Problem requirements: Leave the pictures out. Retype exactly the lines below from the one containing "What TikZ code" through the one containing "(0,0) rectangle (474,474);", and no others.

Rows from a dataset of charts and code:
####

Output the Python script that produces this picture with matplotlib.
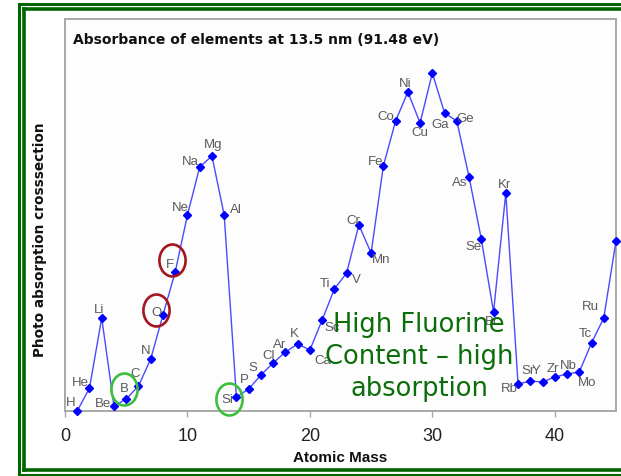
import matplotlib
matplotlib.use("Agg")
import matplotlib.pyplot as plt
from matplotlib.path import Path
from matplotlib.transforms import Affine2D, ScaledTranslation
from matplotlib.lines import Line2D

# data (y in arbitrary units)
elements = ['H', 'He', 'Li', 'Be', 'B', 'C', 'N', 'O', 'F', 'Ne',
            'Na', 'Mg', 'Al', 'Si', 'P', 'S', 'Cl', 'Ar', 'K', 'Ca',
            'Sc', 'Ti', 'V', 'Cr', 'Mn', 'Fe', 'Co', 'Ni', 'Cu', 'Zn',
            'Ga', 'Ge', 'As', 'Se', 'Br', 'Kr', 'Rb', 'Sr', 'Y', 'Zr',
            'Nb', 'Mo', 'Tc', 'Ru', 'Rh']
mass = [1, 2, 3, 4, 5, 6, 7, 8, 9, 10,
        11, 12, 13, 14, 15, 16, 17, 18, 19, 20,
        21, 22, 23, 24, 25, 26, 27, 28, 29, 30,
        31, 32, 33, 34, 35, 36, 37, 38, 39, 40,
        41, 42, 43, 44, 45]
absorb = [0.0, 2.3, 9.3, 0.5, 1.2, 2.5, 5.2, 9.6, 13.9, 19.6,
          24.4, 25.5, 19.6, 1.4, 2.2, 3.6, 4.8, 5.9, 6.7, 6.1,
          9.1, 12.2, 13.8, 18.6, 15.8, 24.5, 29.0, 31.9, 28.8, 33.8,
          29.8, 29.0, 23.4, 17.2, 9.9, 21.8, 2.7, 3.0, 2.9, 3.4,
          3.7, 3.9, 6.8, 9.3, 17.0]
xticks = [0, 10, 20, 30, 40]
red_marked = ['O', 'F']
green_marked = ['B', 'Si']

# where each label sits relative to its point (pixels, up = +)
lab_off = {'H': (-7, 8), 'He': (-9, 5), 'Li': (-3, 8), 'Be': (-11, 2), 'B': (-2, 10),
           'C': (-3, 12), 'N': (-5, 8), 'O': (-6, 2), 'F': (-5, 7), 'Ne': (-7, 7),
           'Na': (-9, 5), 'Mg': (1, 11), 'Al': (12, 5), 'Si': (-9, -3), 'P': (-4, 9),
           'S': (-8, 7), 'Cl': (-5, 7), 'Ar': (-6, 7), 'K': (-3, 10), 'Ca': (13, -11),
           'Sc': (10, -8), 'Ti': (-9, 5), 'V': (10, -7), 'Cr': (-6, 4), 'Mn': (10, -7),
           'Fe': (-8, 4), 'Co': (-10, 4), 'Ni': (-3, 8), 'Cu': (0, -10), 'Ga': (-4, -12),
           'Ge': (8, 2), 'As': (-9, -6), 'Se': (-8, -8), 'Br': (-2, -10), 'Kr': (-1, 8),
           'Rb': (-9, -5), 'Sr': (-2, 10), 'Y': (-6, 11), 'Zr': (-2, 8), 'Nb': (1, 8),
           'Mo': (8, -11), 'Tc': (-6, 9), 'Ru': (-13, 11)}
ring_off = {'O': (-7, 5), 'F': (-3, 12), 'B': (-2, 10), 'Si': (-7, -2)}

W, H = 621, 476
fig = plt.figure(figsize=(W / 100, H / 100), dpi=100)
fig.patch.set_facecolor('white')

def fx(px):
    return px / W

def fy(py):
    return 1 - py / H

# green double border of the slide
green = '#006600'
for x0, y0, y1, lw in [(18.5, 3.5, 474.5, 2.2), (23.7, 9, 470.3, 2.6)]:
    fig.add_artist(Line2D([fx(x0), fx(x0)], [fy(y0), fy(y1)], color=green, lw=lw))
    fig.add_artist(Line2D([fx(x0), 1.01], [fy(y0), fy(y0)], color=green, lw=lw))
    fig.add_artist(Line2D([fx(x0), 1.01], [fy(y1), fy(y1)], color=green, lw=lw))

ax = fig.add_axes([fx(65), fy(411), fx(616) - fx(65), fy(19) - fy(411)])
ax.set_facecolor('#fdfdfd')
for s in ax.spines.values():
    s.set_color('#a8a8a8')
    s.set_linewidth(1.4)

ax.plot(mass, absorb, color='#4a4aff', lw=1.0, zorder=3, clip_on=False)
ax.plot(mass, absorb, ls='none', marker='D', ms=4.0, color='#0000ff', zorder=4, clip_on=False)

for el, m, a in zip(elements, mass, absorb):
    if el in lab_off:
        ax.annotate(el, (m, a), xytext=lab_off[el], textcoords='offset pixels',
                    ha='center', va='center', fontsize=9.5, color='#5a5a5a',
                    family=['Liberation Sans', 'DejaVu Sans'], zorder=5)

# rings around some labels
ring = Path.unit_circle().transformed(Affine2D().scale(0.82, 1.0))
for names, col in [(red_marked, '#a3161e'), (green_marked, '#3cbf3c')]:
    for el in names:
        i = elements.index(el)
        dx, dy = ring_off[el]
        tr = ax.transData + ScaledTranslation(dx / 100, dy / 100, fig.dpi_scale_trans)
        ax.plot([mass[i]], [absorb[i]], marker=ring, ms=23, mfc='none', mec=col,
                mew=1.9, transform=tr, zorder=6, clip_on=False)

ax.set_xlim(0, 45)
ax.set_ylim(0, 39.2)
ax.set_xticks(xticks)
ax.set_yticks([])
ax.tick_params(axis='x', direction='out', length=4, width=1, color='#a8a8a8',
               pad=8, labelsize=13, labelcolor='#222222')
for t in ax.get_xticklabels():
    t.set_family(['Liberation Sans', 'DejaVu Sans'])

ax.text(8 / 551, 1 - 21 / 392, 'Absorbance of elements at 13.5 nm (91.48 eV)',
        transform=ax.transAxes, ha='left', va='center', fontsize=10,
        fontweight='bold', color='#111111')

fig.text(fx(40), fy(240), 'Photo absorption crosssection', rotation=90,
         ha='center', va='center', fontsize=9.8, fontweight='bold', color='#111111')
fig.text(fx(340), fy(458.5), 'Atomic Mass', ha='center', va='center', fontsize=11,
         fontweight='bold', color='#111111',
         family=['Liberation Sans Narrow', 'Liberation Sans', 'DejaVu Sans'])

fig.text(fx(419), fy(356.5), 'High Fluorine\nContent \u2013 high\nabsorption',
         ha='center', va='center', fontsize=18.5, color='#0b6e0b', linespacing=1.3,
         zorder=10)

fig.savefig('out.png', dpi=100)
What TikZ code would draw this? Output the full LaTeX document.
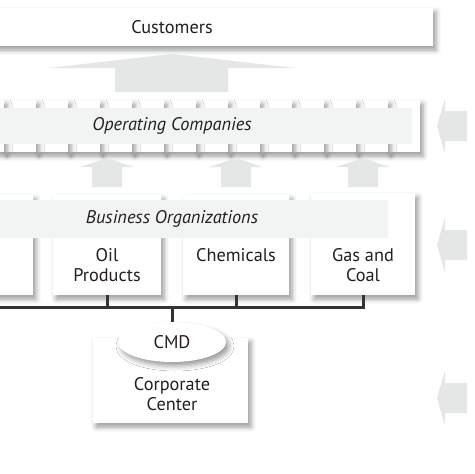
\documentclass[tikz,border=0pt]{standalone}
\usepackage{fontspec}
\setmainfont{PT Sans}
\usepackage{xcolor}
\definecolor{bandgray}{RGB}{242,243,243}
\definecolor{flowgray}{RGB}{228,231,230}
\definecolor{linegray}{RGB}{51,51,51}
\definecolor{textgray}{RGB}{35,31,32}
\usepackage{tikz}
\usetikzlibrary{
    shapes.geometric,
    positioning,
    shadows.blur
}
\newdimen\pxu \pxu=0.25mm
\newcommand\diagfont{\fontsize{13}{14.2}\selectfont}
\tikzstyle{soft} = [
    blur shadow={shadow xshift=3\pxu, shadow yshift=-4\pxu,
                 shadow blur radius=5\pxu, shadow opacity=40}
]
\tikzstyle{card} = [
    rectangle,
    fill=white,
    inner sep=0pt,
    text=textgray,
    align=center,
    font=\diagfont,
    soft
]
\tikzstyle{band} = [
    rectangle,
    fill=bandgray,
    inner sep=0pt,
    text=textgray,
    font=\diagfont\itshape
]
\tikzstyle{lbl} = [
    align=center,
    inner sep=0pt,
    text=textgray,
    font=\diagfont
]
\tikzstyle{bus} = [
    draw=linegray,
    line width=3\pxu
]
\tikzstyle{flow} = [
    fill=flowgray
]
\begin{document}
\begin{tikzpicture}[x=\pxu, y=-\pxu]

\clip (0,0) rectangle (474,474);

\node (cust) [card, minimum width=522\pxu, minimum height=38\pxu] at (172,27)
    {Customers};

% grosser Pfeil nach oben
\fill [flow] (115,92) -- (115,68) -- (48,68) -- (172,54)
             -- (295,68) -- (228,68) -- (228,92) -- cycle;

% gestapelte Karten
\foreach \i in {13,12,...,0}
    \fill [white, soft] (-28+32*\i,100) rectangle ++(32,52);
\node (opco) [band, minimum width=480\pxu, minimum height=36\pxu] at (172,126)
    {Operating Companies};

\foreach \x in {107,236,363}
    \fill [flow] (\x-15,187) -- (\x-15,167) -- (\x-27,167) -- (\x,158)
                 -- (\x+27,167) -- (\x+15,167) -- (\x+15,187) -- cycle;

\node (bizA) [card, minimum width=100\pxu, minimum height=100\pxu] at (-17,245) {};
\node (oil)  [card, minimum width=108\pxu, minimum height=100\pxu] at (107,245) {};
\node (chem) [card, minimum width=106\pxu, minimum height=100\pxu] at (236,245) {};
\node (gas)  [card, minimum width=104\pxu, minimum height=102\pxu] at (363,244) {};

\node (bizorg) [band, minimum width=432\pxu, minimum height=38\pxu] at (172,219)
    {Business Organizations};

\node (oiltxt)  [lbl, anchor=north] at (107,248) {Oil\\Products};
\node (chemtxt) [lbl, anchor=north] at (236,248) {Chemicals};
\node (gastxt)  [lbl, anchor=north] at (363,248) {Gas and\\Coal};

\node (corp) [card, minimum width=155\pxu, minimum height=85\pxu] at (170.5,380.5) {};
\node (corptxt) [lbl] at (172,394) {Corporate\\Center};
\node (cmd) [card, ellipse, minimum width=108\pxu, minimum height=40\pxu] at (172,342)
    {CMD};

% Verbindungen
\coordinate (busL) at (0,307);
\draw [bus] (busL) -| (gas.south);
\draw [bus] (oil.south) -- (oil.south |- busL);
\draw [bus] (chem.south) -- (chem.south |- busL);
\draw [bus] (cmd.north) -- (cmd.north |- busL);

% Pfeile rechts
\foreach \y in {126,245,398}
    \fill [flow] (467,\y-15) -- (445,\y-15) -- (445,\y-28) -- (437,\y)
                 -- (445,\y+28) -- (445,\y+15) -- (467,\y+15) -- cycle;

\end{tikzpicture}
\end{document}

####

Correct answer:
What TikZ code would draw this? Output the full LaTeX document.
\documentclass[tikz,border=0pt]{standalone}
\usepackage{fontspec}
\setmainfont{PT Sans}
\usepackage{xcolor}
\definecolor{bandgray}{RGB}{242,243,243}
\definecolor{flowgray}{RGB}{228,231,230}
\definecolor{linegray}{RGB}{51,51,51}
\definecolor{textgray}{RGB}{35,31,32}
\usepackage{tikz}
\usetikzlibrary{
    shapes.geometric,
    positioning,
    shadows.blur
}
\newdimen\pxu \pxu=0.25mm
\newcommand\diagfont{\fontsize{13}{14.2}\selectfont}
\tikzstyle{soft} = [
    blur shadow={shadow xshift=3\pxu, shadow yshift=-4\pxu,
                 shadow blur radius=5\pxu, shadow opacity=40}
]
\tikzstyle{card} = [
    rectangle,
    fill=white,
    inner sep=0pt,
    text=textgray,
    align=center,
    font=\diagfont,
    soft
]
\tikzstyle{band} = [
    rectangle,
    fill=bandgray,
    inner sep=0pt,
    text=textgray,
    font=\diagfont\itshape
]
\tikzstyle{lbl} = [
    align=center,
    inner sep=0pt,
    text=textgray,
    font=\diagfont
]
\tikzstyle{bus} = [
    draw=linegray,
    line width=3\pxu
]
\tikzstyle{flow} = [
    fill=flowgray
]
\begin{document}
\begin{tikzpicture}[x=\pxu, y=-\pxu]

\clip (0,0) rectangle (474,474);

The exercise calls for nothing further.